Every Day Seems Like Murder Here: Implications of a Rap Neural Network

 

Every Day Seems Like Murder Here: Implications of a Rap Neural Network makes use of three large databases to ask when and how one person’s lyric become another’s crime, and provide an interactive means of exploring the dynamics of the bias and stereotyping that makes this transformation possible.

We have found rap lyrics to be a highly productive foundation for exploring distinctions between art and commerce, bias from reasoned judgement, and the real from the fake. Implications of a Rap Neural Network provides the means to approach rap music as searchable and categorizable data, thereby disentangling its form, content, delivery and performance.

The first body of text is the Rap Almanac Database, a “big data” cultural research platform built around the cataloging, transcription and linguistic analysis of approximately 500,000 rap songs; Second is Rapbot, a machine learning algorithm trained on Rap Almanac Database content and a platform that generates rap lyrics on-demand based on user-provided keywords; Third is The State vs.
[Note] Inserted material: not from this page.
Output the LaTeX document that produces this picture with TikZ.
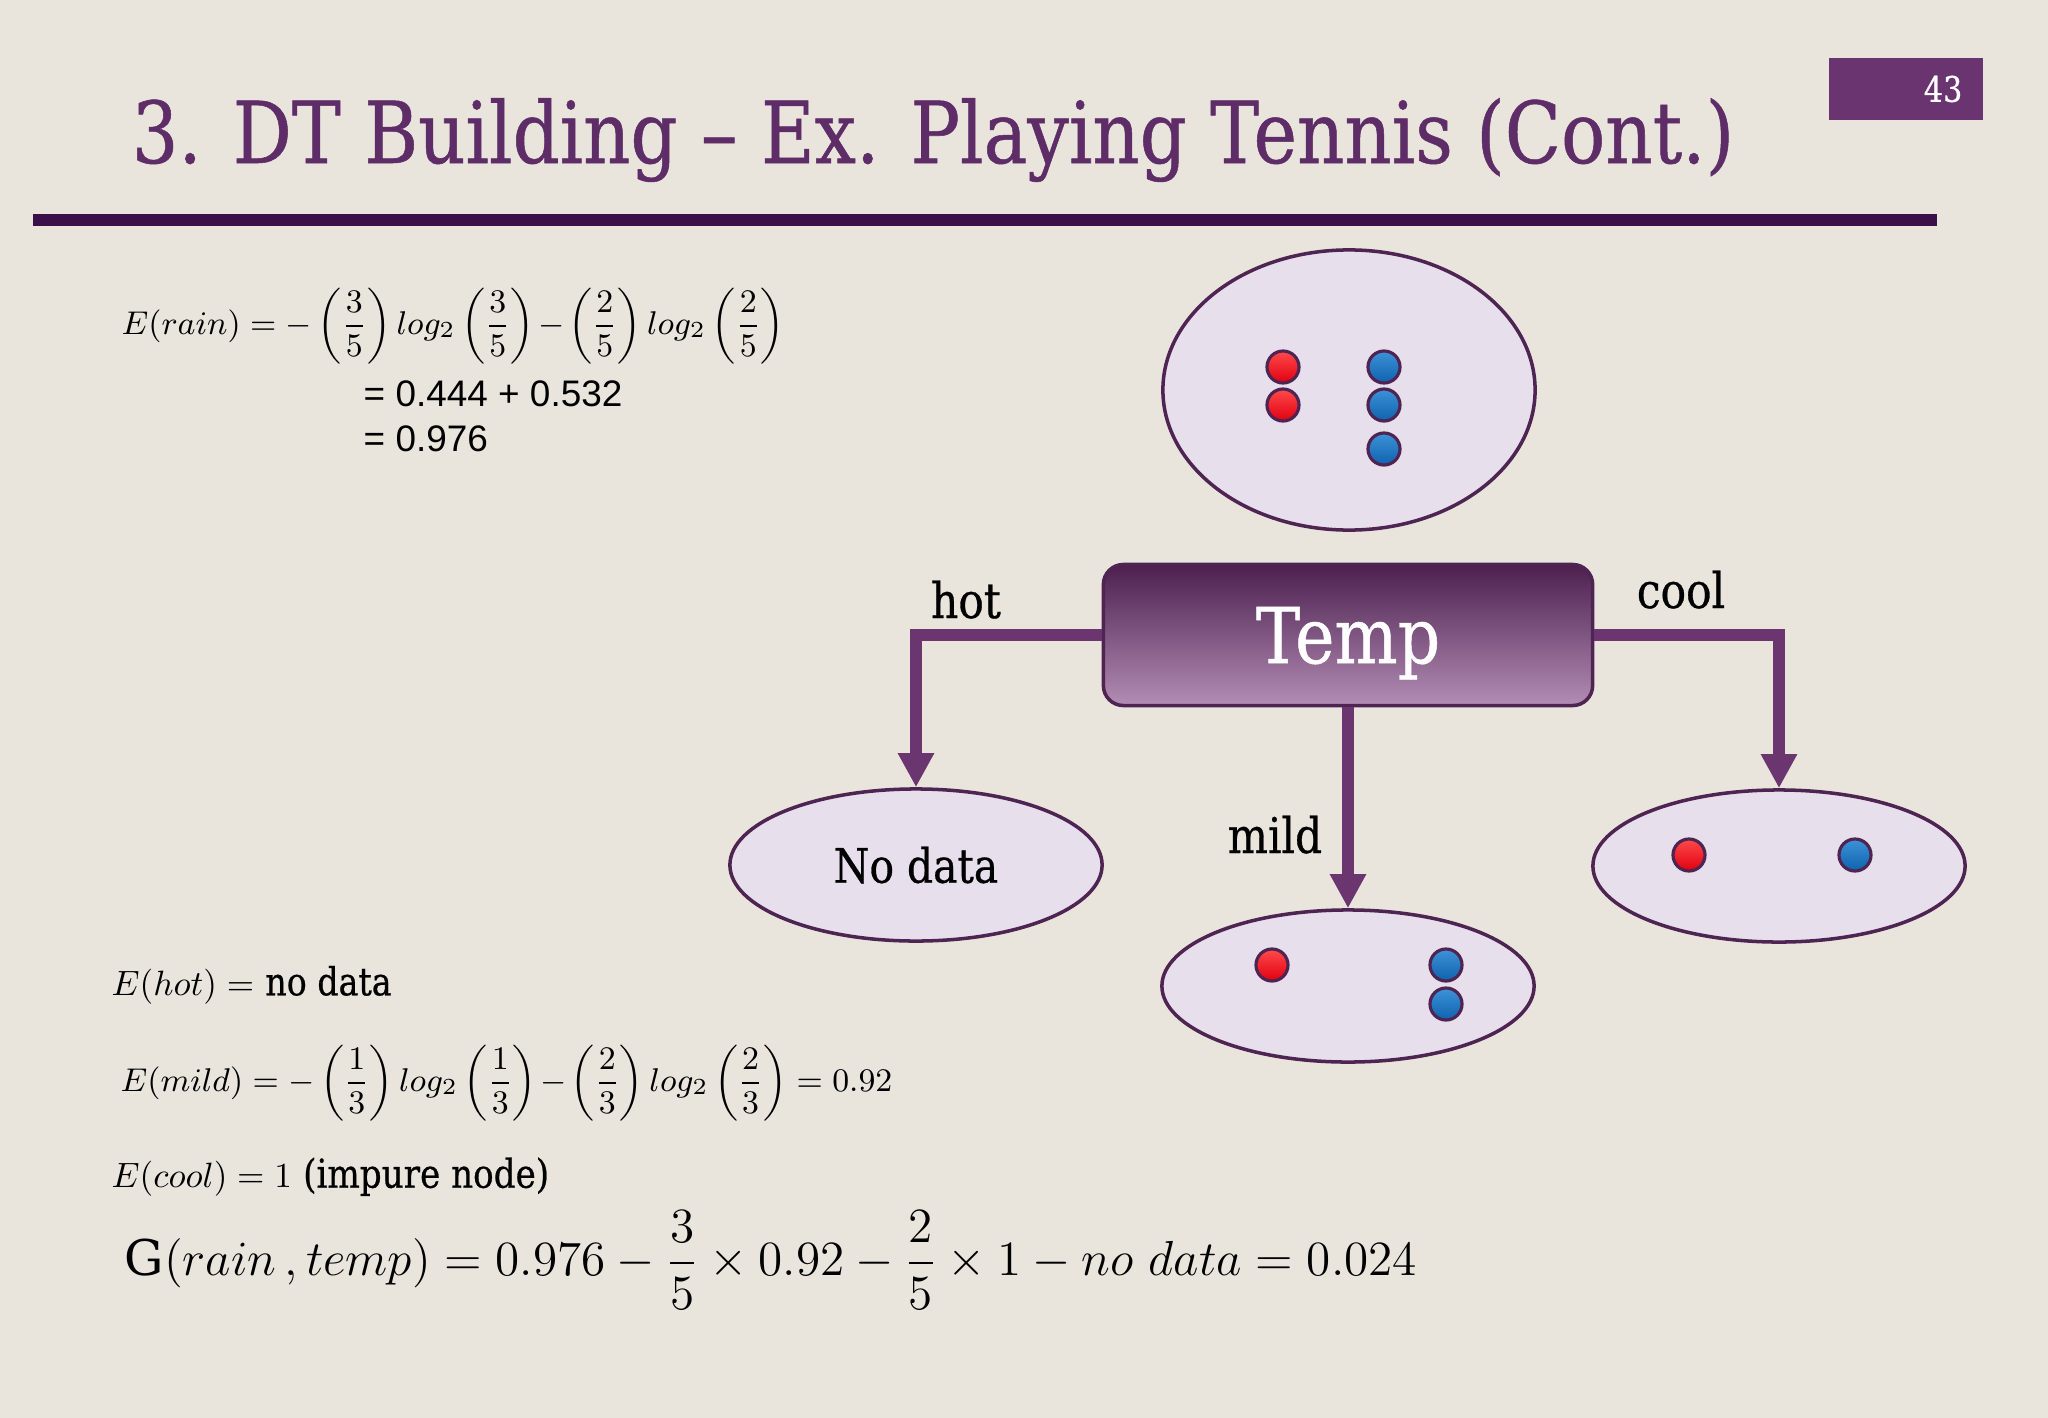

Rap Lyrics, a digitized collection of court records in which the defendant’s rap lyrics were used as evidence against them.

The Project represents a unique opportunity to teach and pursue the kind of critical thinking and decision making that in a post-truth, Deepfake era, is a precursor to developing and deploying a healthy 21st century Democracy. We want to establish tools and methodologies for those who are most at risk of harm to have a say in how AI is used at the intersection of popular culture and the criminal justice system.